The project was kept confidential until it published, and not talking with friends about the emotions brought up from reporting was challenging, Hahamy said. The journalists supported each other through a Slack channel, and editors hosted webinars about the emotional toll of reporting on trauma. McGee said she listened to music or cooked to help herself stay present.
“I kept thinking about the work we were doing and what the bigger picture of telling these stories meant,” Hahamy said. “What it would mean for the families of the boys and girls and children that weren’t able to speak for themselves anymore.

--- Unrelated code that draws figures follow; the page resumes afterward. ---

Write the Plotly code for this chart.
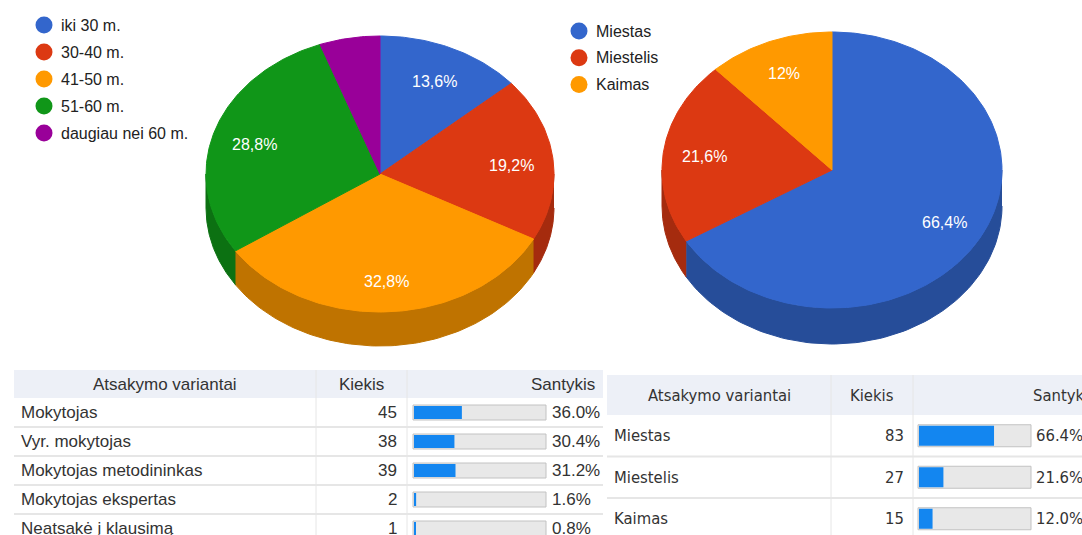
import numpy as np
import plotly.graph_objects as go

# ---------------- data ----------------
age_labels = ["iki 30 m.", "30-40 m.", "41-50 m.", "51-60 m.", "daugiau nei 60 m."]
age_pct = [13.6, 19.2, 32.8, 28.8, 5.6]
age_colors = ["#3366cc", "#dc3912", "#ff9900", "#109618", "#990099"]
age_side = ["#264d99", "#a52b0e", "#bf7300", "#0c7112", "#730073"]

place_labels = ["Miestas", "Miestelis", "Kaimas"]
place_pct = [66.4, 21.6, 12.0]
place_counts = [83, 27, 15]
place_colors = ["#3366cc", "#dc3912", "#ff9900"]
place_side = ["#264d99", "#a52b0e", "#bf7300"]

role_labels = ["Mokytojas", "Vyr. mokytojas", "Mokytojas metodininkas",
               "Mokytojas ekspertas", "Neatsakė į klausimą"]
role_counts = [45, 38, 39, 2, 1]
role_pct = [36.0, 30.4, 31.2, 1.6, 0.8]

header_labels = ["Atsakymo variantai", "Kiekis", "Santykis"]

# ---------------- figure ----------------
W, H = 1082, 535
fig = go.Figure()
ann = []
shapes = []
TXT = "#333333"


def pie3d(values, colors, sides, cx, cy, rx, ry, depth, lab_r=0.76, min_lab=6, lab_dy=0):
    total = float(sum(values))
    cum = np.concatenate([[0], np.cumsum(values)]) / total * 360.0
    # side walls (front half only)
    for i in range(len(values)):
        lo, hi = max(cum[i], 90.0), min(cum[i + 1], 270.0)
        if lo < hi:
            t = np.radians(np.linspace(lo, hi, 90))
            xs = cx + rx * np.sin(t)
            ys = cy - ry * np.cos(t)
            X = np.concatenate([xs, xs[::-1]])
            Y = np.concatenate([ys, ys[::-1] + depth])
            fig.add_trace(go.Scatter(x=X, y=Y, mode="lines", fill="toself",
                                     fillcolor=sides[i],
                                     line=dict(color=sides[i], width=1),
                                     hoverinfo="skip"))
    # top slices
    for i in range(len(values)):
        a, b = cum[i], cum[i + 1]
        t = np.radians(np.linspace(a, b, max(int(b - a), 2) + 1))
        X = np.concatenate([[cx], cx + rx * np.sin(t), [cx]])
        Y = np.concatenate([[cy], cy - ry * np.cos(t), [cy]])
        fig.add_trace(go.Scatter(x=X, y=Y, mode="lines", fill="toself",
                                 fillcolor=colors[i],
                                 line=dict(color=colors[i], width=1),
                                 hoverinfo="skip"))
        if values[i] >= min_lab:
            m = np.radians((a + b) / 2)
            txt = f"{values[i]:g}".replace(".", ",") + "%"
            ann.append(dict(x=cx + lab_r * rx * np.sin(m),
                            y=cy - lab_r * ry * np.cos(m) + lab_dy,
                            text=txt, showarrow=False,
                            font=dict(color="white", size=16,
                                      family="Liberation Sans, Arial")))


def legend(labels, colors, x, y0, dy):
    ys = [y0 + k * dy for k in range(len(labels))]
    fig.add_trace(go.Scatter(x=[x] * len(labels), y=ys, mode="markers",
                             marker=dict(size=17, color=colors),
                             hoverinfo="skip"))
    for lab, yy in zip(labels, ys):
        ann.append(dict(x=x + 15, y=yy, text=lab, showarrow=False,
                        xanchor="left", yanchor="middle",
                        font=dict(color="#222222", size=16,
                                  family="Liberation Sans, Arial")))


def table(labels, counts, pcts, x0, c1, c2, x3, hy0, hy1, rh, font, fsize,
          bx0, bw, bh, lab_dx, num_dx, pct_dx, head_x, head_anchor):
    n = len(labels)
    shapes.append(dict(type="rect", x0=x0, x1=x3, y0=hy0, y1=hy1,
                       fillcolor="#edf0f7", line=dict(width=0), layer="below"))
    for xc in (c1, c2):
        shapes.append(dict(type="line", x0=xc, x1=xc, y0=hy0, y1=H + 5,
                           line=dict(color="#e6e6e6", width=1), layer="below"))
    for k in range(1, n + 1):
        yy = hy1 + k * rh
        shapes.append(dict(type="line", x0=x0, x1=x3, y0=yy, y1=yy,
                           line=dict(color="#e6e6e6", width=2), layer="below"))
    f = dict(color=TXT, size=fsize, family=font)
    hc = (hy0 + hy1) / 2
    ann.append(dict(x=(x0 + c1) / 2, y=hc, text=header_labels[0], showarrow=False,
                    xanchor="center", yanchor="middle", font=f))
    ann.append(dict(x=(c1 + c2) / 2, y=hc, text=header_labels[1], showarrow=False,
                    xanchor="center", yanchor="middle", font=f))
    ann.append(dict(x=head_x, y=hc, text=header_labels[2], showarrow=False,
                    xanchor=head_anchor, yanchor="middle", font=f))
    centers = [hy1 + rh * (k + 0.5) for k in range(n)]
    for lab, cnt, p, yc in zip(labels, counts, pcts, centers):
        ann.append(dict(x=x0 + lab_dx, y=yc, text=lab, showarrow=False,
                        xanchor="left", yanchor="middle", font=f))
        ann.append(dict(x=c2 - num_dx, y=yc, text=str(cnt), showarrow=False,
                        xanchor="right", yanchor="middle", font=f))
        ann.append(dict(x=bx0 + bw + pct_dx, y=yc, text=f"{p:.1f}%", showarrow=False,
                        xanchor="left", yanchor="middle", font=f))
    fig.add_trace(go.Bar(orientation="h", y=centers, x=[bw] * n, base=bx0,
                         width=bh, marker=dict(color="#e8e8e8",
                                               line=dict(color="#c2c2c2", width=1)),
                         hoverinfo="skip"))
    fig.add_trace(go.Bar(orientation="h", y=centers, x=[p / 100 * bw for p in pcts],
                         base=bx0 + 1, width=bh - 2,
                         marker=dict(color="#1386f0", line=dict(width=0)),
                         hoverinfo="skip"))


pie3d(age_pct, age_colors, age_side, 380, 174, 174, 138, 34, lab_dy=3)
pie3d(place_pct, place_colors, place_side, 832, 170, 170, 138, 36, lab_dy=1)
legend(age_labels, age_colors, 44, 25, 27)
legend(place_labels, place_colors, 579, 31, 26.7)

table(role_labels, role_counts, role_pct, 14, 316, 407, 603, 370, 398, 29,
      "Liberation Sans, Arial", 17, 413, 133, 15, 5, 8, 4, 597, "right")
table(place_labels, place_counts, place_pct, 607, 831, 913, 1090, 375, 415, 41.5,
      "Liberation Sans Narrow, DejaVu Sans Condensed, Arial Narrow, Liberation Sans, Arial",
      16.5, 918, 113, 22, 5, 7, 3, 1031, "left")

fig.update_layout(
    width=W, height=H, margin=dict(l=0, r=0, t=0, b=0),
    paper_bgcolor="white", plot_bgcolor="white",
    showlegend=False, hovermode=False, barmode="overlay",
    xaxis=dict(range=[0, W], visible=False, fixedrange=True),
    yaxis=dict(range=[H, 0], visible=False, fixedrange=True),
    annotations=ann, shapes=shapes,
)
fig.write_html("out.html", config={"displayModeBar": False},
               post_script="document.body.style.margin='0px';"
                           "document.body.style.overflow='hidden';")
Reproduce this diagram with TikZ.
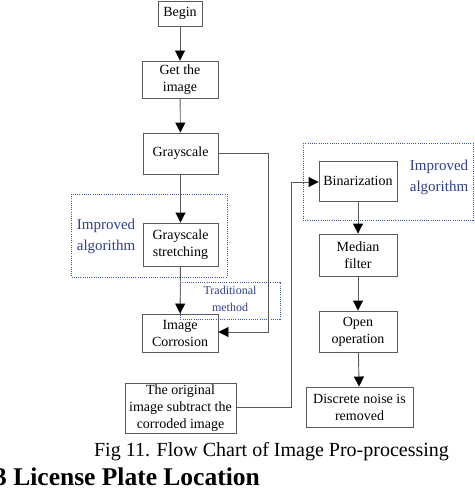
\documentclass[tikz,border=0pt]{standalone}
\usepackage{fontspec}
\setmainfont{Liberation Serif}
\usetikzlibrary{arrows.meta}
\definecolor{boxgray}{HTML}{5A5A5A}
\definecolor{algblue}{HTML}{2E3F8C}
\definecolor{dotblue}{HTML}{3A55B0}
\begin{document}
\begin{tikzpicture}[x=1pt,y=1pt,
  fbox/.style={draw=boxgray,line width=0.9pt,rectangle,inner sep=0pt,align=center,
    font=\fontsize{14}{17}\selectfont},
  conn/.style={draw=boxgray,line width=0.9pt,-{Triangle[width=10pt,length=10pt,black]}},
  plain/.style={draw=boxgray,line width=0.9pt},
  dotbox/.style={draw=dotblue,line width=1pt,dash pattern=on 1pt off 1.2pt},
  bluetext/.style={text=algblue,align=center,inner sep=0pt}
]
\useasboundingbox (0,0) rectangle (474,-503);
\clip (0,0) rectangle (474,-503);
% dotted regions
\draw[dotbox] (71,-194) rectangle (227,-277);
\draw[dotbox] (180,-282) rectangle (280,-319);
\draw[dotbox] (303,-143) rectangle (473,-220);
% boxes
\node[fbox,minimum width=44,minimum height=25] (begin) at (180,-13.5) {Begin};
\node[fbox,minimum width=76,minimum height=37] (get) at (180,-79.5) {Get the\\image};
\node[fbox,minimum width=75,minimum height=41] (gray) at (180.5,-153.5) {Grayscale};
\node[fbox,minimum width=75,minimum height=43] (stretch) at (180.5,-244.5) {Grayscale\\stretching};
\node[fbox,minimum width=76,minimum height=38] (corr) at (180,-333) {Image\\Corrosion};
\node[fbox,minimum width=111,minimum height=50] (orig) at (180.5,-408) {The original\\image subtract the\\corroded image};
\node[fbox,minimum width=78,minimum height=40] (bin) at (358,-181) {Binarization};
\node[fbox,minimum width=78,minimum height=42] (med) at (358,-255) {Median\\filter};
\node[fbox,minimum width=78,minimum height=41] (open) at (358,-331.5) {Open\\operation};
\node[fbox,minimum width=107,minimum height=40] (disc) at (359.5,-407) {Discrete noise is\\removed};
% labels
\node[bluetext,font=\fontsize{15}{21}\selectfont] (imp1) at (106,-236) {Improved\\algorithm};
\node[bluetext,font=\fontsize{12}{17}\selectfont] (trad) at (230,-298.5) {Traditional\\method};
\node[bluetext,font=\fontsize{15}{21}\selectfont] (imp2) at (439,-177) {Improved\\algorithm};
% connectors
\draw[conn] (begin) -- (get);
\draw[conn] (get) -- (gray);
\draw[conn] (gray) -- (stretch);
\draw[conn] (stretch) -- (corr);
\coordinate (g1) at (268,-153);
\coordinate (g2) at (268,-332);
\draw[conn] (gray.east |- g1) -- (g1) -- (g2) -- (corr.east |- g2);
\coordinate (o1) at (291,-407);
\coordinate (o2) at (291,-182);
\draw[conn] (orig.east |- o1) -- (o1) -- (o2) -- (bin.west |- o2);
\draw[conn] (bin) -- (med);
\draw[conn] (med) -- (open);
\draw[conn] (open) -- (disc);
% caption
\node[inner sep=0pt,anchor=base,font=\fontsize{20}{23}\selectfont] (cap) at (271.5,-456) {Fig 11. Flow Chart of Image Pro-processing};
\node[inner sep=0pt,anchor=base east,font=\fontsize{25.5}{29}\selectfont\bfseries] (sec) at (260,-485) {3 License Plate Location};
\end{tikzpicture}
\end{document}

Even though it was hard, it’s so much harder for the families that don’t have their child there anymore.”
Being able to find new information about a victim was the most rewarding part of reporting, said McGee, who wrote 19 profiles.
“I wrote about some teenage boys who had died, and the news sources only accounted for their deaths without naming family members or other sources who knew them,” she said. “They died without a trace.”
“Then I’d keep going through social media posts and would find someone who said, ‘This was my cousin,’ and realize he did have someone who cared about him and I can use this as a way to celebrate his life.”
After months of work and a final push to the finish line in The Trace’s Brooklyn newsroom, the project published Feb. 12, along with stories in the Miami Herald and other McClatchy publications that built on the students’ work.
But the reporting’s still not finished; about 90 stories are incomplete because there’s not enough information to know the victim’s name, Hahamy said. Reporters hope that families who don’t see their child’s name on the list will reach out and provide more information so they can do them justice.
Since the project published, family members of victims have reached out to compliment the students on their reporting, Hahamy said. It’s also been shared by presidential candidates and spread across the country.
The response has been “mind-blowing,” but the project’s goal wasn’t political at all, McGee said.
“They’ve died due to gun violence, but we weren’t trying to politicize gun usage,” she said. “It’s purely to talk about these kids and open a discussion about how gun violence affects youth in America.”